Yuji Iwasawa S.J.D. ’97 Elected International Court of Justice Judge

Japanese Professor Chaired U.N. Human Rights Committee
Yuji Iwasawa

Yuji Iwasawa S.J.D. ’97 is a law professor at the University of Tokyo.

June 22, 2018

Yuji Iwasawa of Japan, a 1997 S.J.D. graduate of the University of Virginia School of Law, was elected Friday by the United Nations to serve as a judge on the International Court of Justice, the U.N.’s principal judicial body.

The United States and 41 other national groups nominated the University of Tokyo law professor. Elected to fill a seat vacated by resignation, he will complete the term through 2021.

“The International Court of Justice is a very important international court that makes great contributions to the clarification and development of international law,” Iwasawa said. “It is a great honor that I was elected to this august court.”

Iwasawa has served as chair of the U.N. Human Rights Committee, president of the Japanese Society of International Law and vice chair of the London-based International Law Association. He also served as judge and vice president of the Asian Development Bank Administrative Tribunal in Manila, Philippines.

“Professor Iwasawa is an expert on international law who is highly appreciated internationally,” Japanese Foreign Minister Taro Kono said at a press conference announcing his nomination in February. “He also has extensive practical experience. Japan believes he is the best choice as a candidate for an ICJ judge.”

Iwasawa has also been a visiting fellow at the Lauterpacht Centre for International Law at the University of Cambridge. His publications include “Domestic Application of International Law,” “Dispute Settlement in the WTO” and “Third Parties Before International Tribunals: The ICJ and the WTO.”

“The two years I spent at the University of Virginia School of Law for my S.J.D. degree developed my legal mind even further,” Iwasawa said. “The Socratic method used at the Law School fostered critical thinking.”

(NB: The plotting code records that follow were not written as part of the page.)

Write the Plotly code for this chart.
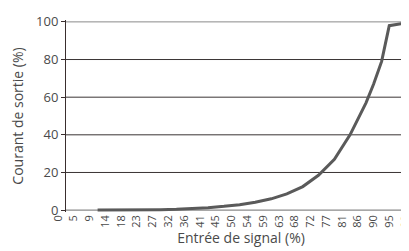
import plotly.graph_objects as go

# Data
x_signal = [9.1, 13.6, 18.2, 22.7, 27.3, 31.8, 36.4, 40.9, 45.5, 50.0, 54.5, 59.1,
            63.6, 68.2, 72.7, 77.3, 81.8, 84.0, 86.4, 88.6, 90.9, 93.1, 100.0]
y_current = [0.0, 0.0, 0.0, 0.1, 0.2, 0.4, 0.7, 1.3, 2.0, 2.9, 4.2, 6.0,
             8.6, 12.5, 18.5, 27.0, 40.0, 48.0, 57.0, 67.0, 79.0, 98.0, 100.0]

x_tick_labels = ["0", "5", "9", "14", "18", "23", "27", "32", "36", "41", "45", "50",
                 "54", "59", "63", "68", "72", "77", "81", "86", "90", "95", "99"]
x_tick_vals = [i * 100 / 22 for i in range(len(x_tick_labels))]
y_tick_vals = [0, 20, 40, 60, 80, 100]
x_title = "Entrée de signal (%)"
y_title = "Courant de sortie (%)"

FONT = "Open Sans"
TEXT = "#4a4a4a"

fig = go.Figure()
fig.add_trace(go.Scatter(
    x=x_signal, y=y_current, mode="lines",
    line=dict(color="#5a5a5a", width=3),
    hoverinfo="skip", showlegend=False,
))

shapes = []
for v in y_tick_vals[1:]:
    shapes.append(dict(
        type="line", xref="paper", yref="y", x0=0, x1=1, y0=v, y1=v,
        line=dict(color="#8a8a8a" if v == 100 else "#3a3434", width=1),
        layer="below",
    ))
shapes.append(dict(
    type="line", xref="paper", yref="y", x0=0, x1=1, y0=0, y1=0,
    line=dict(color="#8a8a8a", width=1.2), layer="below",
))

fig.update_layout(
    width=409, height=251,
    margin=dict(l=58, r=1, t=12, b=47),
    paper_bgcolor="white", plot_bgcolor="white",
    font=dict(family=FONT, color=TEXT, size=13),
    shapes=shapes,
    xaxis=dict(
        range=[0, 100.8], automargin=False,
        tickmode="array", tickvals=x_tick_vals, ticktext=x_tick_labels,
        tickangle=-90, tickfont=dict(size=11, color=TEXT),
        ticklabelshift=-8,
        showgrid=False, zeroline=False, showline=False, ticks="",
        title=dict(text=x_title, font=dict(size=14, color=TEXT), standoff=4),
    ),
    yaxis=dict(
        range=[-1, 101], automargin=False,
        tickmode="array", tickvals=y_tick_vals,
        tickfont=dict(size=13, color=TEXT),
        showgrid=False, zeroline=False,
        showline=True, linecolor="#3a2e2e", linewidth=1,
        ticks="outside", ticklen=4, tickcolor="#3a2e2e",
        title=dict(text=y_title, font=dict(size=14, color=TEXT), standoff=26),
    ),
)

fig.write_html("out.html")
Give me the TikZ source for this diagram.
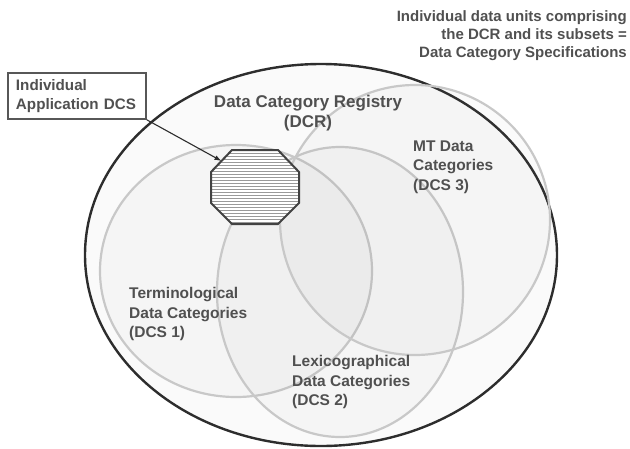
\documentclass[tikz,border=0pt]{standalone}
\usepackage{fontspec}
\setmainfont{Liberation Sans}
\usepackage{tikz}
\usetikzlibrary{arrows.meta, patterns}
\definecolor{txtgray}{RGB}{80,80,80}
\definecolor{rimgray}{RGB}{45,45,45}
\definecolor{setgray}{RGB}{200,200,200}

\begin{document}
\begin{tikzpicture}[
      x=1pt, y=-1pt,
      label/.style={inner sep=0, font=\fontsize{15.5}{19.5}\selectfont\bfseries, text=txtgray},
      dcs/.style={draw=setgray, line width=2.2pt, fill=gray, fill opacity=0.04},
      appbox/.style={draw=rimgray!80, line width=1.6pt, fill=white, inner xsep=8pt,
                     minimum height=46pt, text width=122pt, align=left,
                     font=\fontsize{15.2}{19}\selectfont\bfseries, text=txtgray},
      dcsoct/.style={draw=rimgray!90, line width=2pt, line join=miter,
                     pattern=horizontal lines, pattern color=gray!80},
    ]
    \useasboundingbox (0,0) rectangle (630,448);

    % ---- registry and its subsets ----
    \draw[draw=rimgray, line width=2.4pt, fill=gray!4] (321,255) ellipse [x radius=236, y radius=191];
    \draw[dcs] (236,271) ellipse [x radius=136, y radius=126];
    \draw[dcs] (340,292) ellipse [x radius=123, y radius=145];
    \draw[dcs] (415,220) ellipse [x radius=135, y radius=135];

    % individual application set (octagon)
    \fill[white] (232,150) -- (278,150) -- (299,172) -- (299,203) -- (278,224)
      -- (232,224) -- (211,203) -- (211,172) -- cycle;
    \draw[dcsoct] (232,150) -- (278,150) -- (299,172) -- (299,203) -- (278,224)
      -- (232,224) -- (211,203) -- (211,172) -- cycle;
    \coordinate (octnw) at (221.5,161);

    % ---- labels ----
    \node[label, font=\fontsize{17}{20}\selectfont\bfseries, align=center] (dcr) at (308,113)
      {Data Category Registry\\(DCR)};
    \node[label, anchor=west, align=left] (mt) at (413,167) {MT Data\\Categories\\(DCS 3)};
    \node[label, anchor=west, align=left] (term) at (129,314)
      {Terminological\\Data Categories\\(DCS 1)};
    \node[label, anchor=west, align=left] (lex) at (292,382)
      {Lexicographical\\Data Categories\\(DCS 2)};
    \node[label, anchor=east, align=right, font=\fontsize{15}{18}\selectfont\bfseries] (dcspec) at (627,36)
      {Individual data units comprising\\the DCR and its subsets =\\Data Category Specifications};

    % Callout box and arrow
    \node[appbox] (app) at (77,96) {Individual\\Application DCS};
    \draw[-{Latex[length=7pt, width=5pt]}, rimgray, line width=1.1pt] (app.south east) -- (octnw);

  \end{tikzpicture}
\end{document}
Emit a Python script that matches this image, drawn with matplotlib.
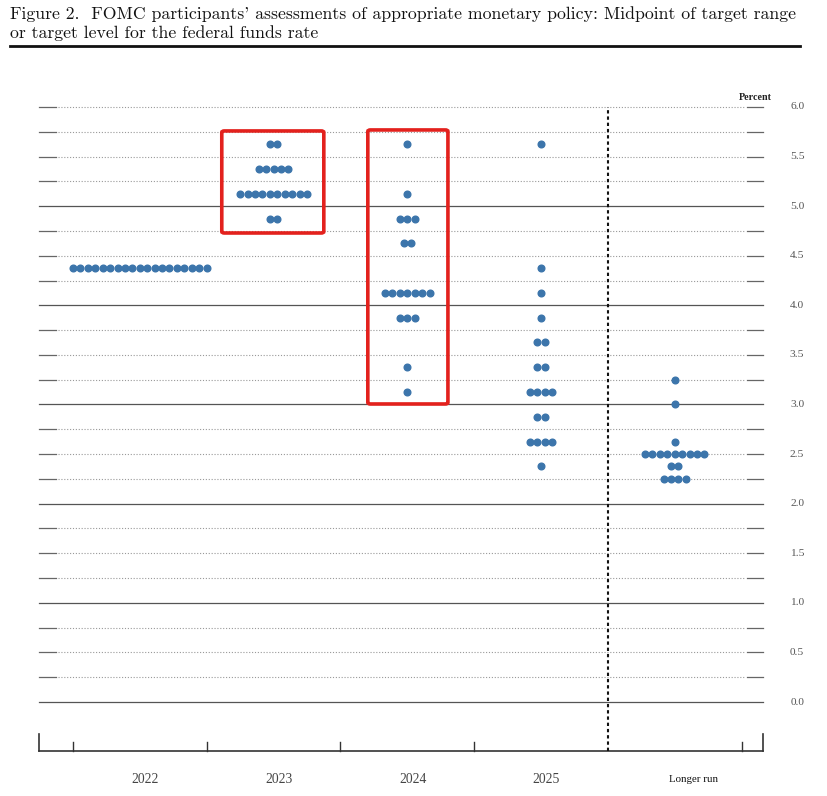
import numpy as np
import matplotlib
matplotlib.use("Agg")
import matplotlib.pyplot as plt
from matplotlib.patches import FancyBboxPatch
from matplotlib.lines import Line2D

# December 2022 SEP dot plot
periods = ["2022", "2023", "2024", "2025", "Longer run"]
mid_2022 = [4.375]
cnt_2022 = [19]
mid_2023 = [5.625, 5.375, 5.125, 4.875]
cnt_2023 = [2, 5, 10, 2]
mid_2024 = [5.625, 5.125, 4.875, 4.625, 4.125, 3.875, 3.375, 3.125]
cnt_2024 = [1, 1, 3, 2, 7, 3, 1, 1]
mid_2025 = [5.625, 4.375, 4.125, 3.875, 3.625, 3.375, 3.125, 2.875, 2.625, 2.375]
cnt_2025 = [1, 1, 1, 1, 2, 2, 4, 2, 4, 1]
mid_lr = [3.25, 3.0, 2.625, 2.5, 2.375, 2.25]
cnt_lr = [1, 1, 1, 9, 2, 4]
yticks = [0.0, 0.5, 1.0, 1.5, 2.0, 2.5, 3.0, 3.5, 4.0, 4.5, 5.0, 5.5, 6.0]

mids = [mid_2022, mid_2023, mid_2024, mid_2025, mid_lr]
cnts = [cnt_2022, cnt_2023, cnt_2024, cnt_2025, cnt_lr]

W, H = 828, 796
fig = plt.figure(figsize=(W / 100, H / 100), dpi=100)

# axes placed so that one column = 1 unit, one percent = 1 unit
x0, x1 = -0.75, 4.66
y0, y1 = -0.494, 6.07
ax = fig.add_axes([39.5 / W, 45 / H, (763 - 39.5) / W, (751 - 100) / H])
ax.set_xlim(x0, x1)
ax.set_ylim(y0, y1)
ax.axis("off")

# title
serif = ["cmr10", "DejaVu Serif"]
fig.text(10 / W, 1 - 6 / H,
         "Figure 2.  FOMC participants' assessments of appropriate monetary policy: Midpoint of target range\n"
         "or target level for the federal funds rate",
         ha="left", va="top", fontsize=12.75, family=serif, color="#111", linespacing=1.3)
fig.add_artist(Line2D([10 / W, 800 / W], [1 - 46 / H, 1 - 46 / H], color="#111", lw=2.0))

# grid lines
for y in np.arange(0, 6.01, 0.25):
    if abs(y - round(y)) < 1e-9 and y < 5.9:
        ax.plot([x0, x1], [y, y], color="#555", lw=0.9, clip_on=False, zorder=1)
    else:
        ax.plot([x0, -0.63], [y, y], color="#666", lw=0.9, clip_on=False, zorder=1)
        ax.plot([4.54, x1], [y, y], color="#666", lw=0.9, clip_on=False, zorder=1)
        ax.plot([-0.61, 4.525], [y, y], color="#999", lw=0.8, ls=(0, (1, 1.6)),
                clip_on=False, zorder=1)

# right-hand tick labels
for t in yticks:
    ax.text(4.66 + 0.255, t, f"{t:.1f}", ha="center", va="center",
            fontsize=8.2, family="Liberation Serif", color="#555")
ax.text(4.60, 6.10, "Percent", ha="center", va="center", fontsize=7.2,
        family="Liberation Serif", fontweight="bold", color="#222")

# bottom axis
ax.plot([x0, x1], [y0, y0], color="#333", lw=1.2, clip_on=False)
for xe in [x0, x1]:
    ax.plot([xe, xe], [y0, -0.32], color="#333", lw=1.2, clip_on=False)
for xt in [-0.5, 0.5, 1.5, 2.5, 4.5]:
    ax.plot([xt, xt], [y0, -0.40], color="#333", lw=1.0, clip_on=False)
ax.plot([3.5, 3.5], [y0, 6.0], color="#111", lw=1.5, ls=(0, (1.6, 1.4)), clip_on=False, zorder=2)

label_x = [0.04, 1.04, 2.04, 3.04, 4.14]
for i, p in enumerate(periods):
    if p == "Longer run":
        ax.text(label_x[i], -0.785, p, ha="center", va="center", fontsize=7.8,
                family="Liberation Serif", color="#111")
    else:
        ax.text(label_x[i], -0.785, p, ha="center", va="center", fontsize=9.8,
                family="Liberation Serif", color="#444")

# dots
step = 0.0555
for i in range(len(periods)):
    for m, n in zip(mids[i], cnts[i]):
        xs = i + (np.arange(n) - (n - 1) / 2) * step
        ax.plot(xs, [m] * n, "o", color="#3c75ab", ms=4.8, mec="#3c75ab", zorder=3,
                clip_on=False)

# red highlight boxes
for (bx0, bx1, by0, by1) in [(0.613, 1.376, 4.729, 5.758), (1.705, 2.304, 3.005, 5.768)]:
    box = FancyBboxPatch((bx0, by0), bx1 - bx0, by1 - by0,
                         boxstyle="round,pad=0,rounding_size=0.02",
                         fill=False, ec="#e3211d", lw=2.6, zorder=4,
                         mutation_aspect=0.74, clip_on=False)
    ax.add_patch(box)

fig.savefig("out.png", dpi=100)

Professor Paul Stephan ’77 taught Iwasawa. Stephan said his student combined a strong interest in international trade law with a budding passion for human rights law.

Stephan has also worked with Iwasawa. While with the Human Rights Committee, Iwasawa served as a foreign adviser for the American Law Institute’s “Restatement (Fourth) of the Foreign Relations Law of the United States,” of which Stephan has been a coordinating reporter.

“He was impressively smart, modest and very interesting,” Stephan said. “It was a privilege to have him as a student, and I am very happy that he is stepping into this new position.”

Iwasawa is the first UVA Law graduate to serve as an ICJ judge since Hardy Cross Dillard ’27, who was Law School dean from 1963-68, before his appointment to the court at The Hague in 1970.

The ICJ is comprised of 15 judges elected to nine-year terms by the U.N. General Assembly and the U.N. Security Council from a list of nominees by national groups in the Permanent Court of Arbitration. The PCA is an intergovernmental organization that functions as an arbitral tribunal for disputes that arise from international agreements.

Before earning his S.J.D, Iwasawa was a law professor at Osaka City University and the University of Tokyo.

He holds an LL.B. from the University of Tokyo Faculty of Law and an LL.M. from Harvard Law School.